Pump Hours and Construction Production Rate Calculator
Estimate effective pump output, total pump operating hours, and expected working days for planning, staffing, fuel budgeting, and schedule control.
Results
Enter your project values and click Calculate Pump Hours.
How to Calculate Pump Hours for Construction Production Rate
Calculating pump hours correctly is one of the fastest ways to improve construction schedule reliability. Whether you are pumping concrete, slurry, bentonite, water for dewatering, or grout, the planning logic is similar: convert your required quantity into a common unit, estimate true field production rather than catalog capacity, and then divide total quantity by effective output. The gap between these two rates, rated output and actual output, is where projects either gain productivity or lose days.
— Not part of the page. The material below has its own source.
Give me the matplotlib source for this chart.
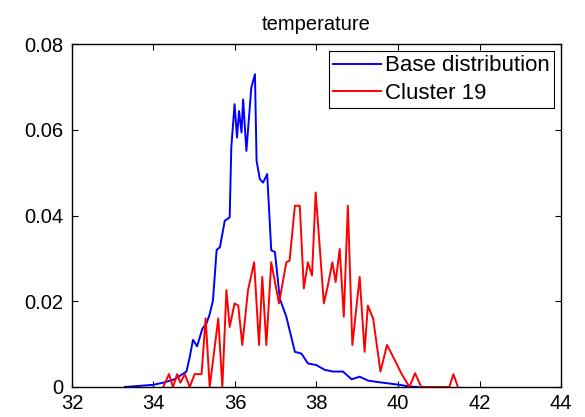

On many jobs, planners use manufacturer maximum flow rates without adjusting for setup delays, pipeline configuration, crew coordination, material consistency, cleanout cycles, and mechanical interruptions. That creates a false schedule baseline. A practical production estimate should account for both equipment reliability and operational efficiency. This page calculator applies that approach and helps you translate it into pump hours and estimated working days.
Core Formula for Pump Hour Estimation
The key formula is straightforward:
- Convert total volume into a standard unit (m3 is easiest for cross-unit math).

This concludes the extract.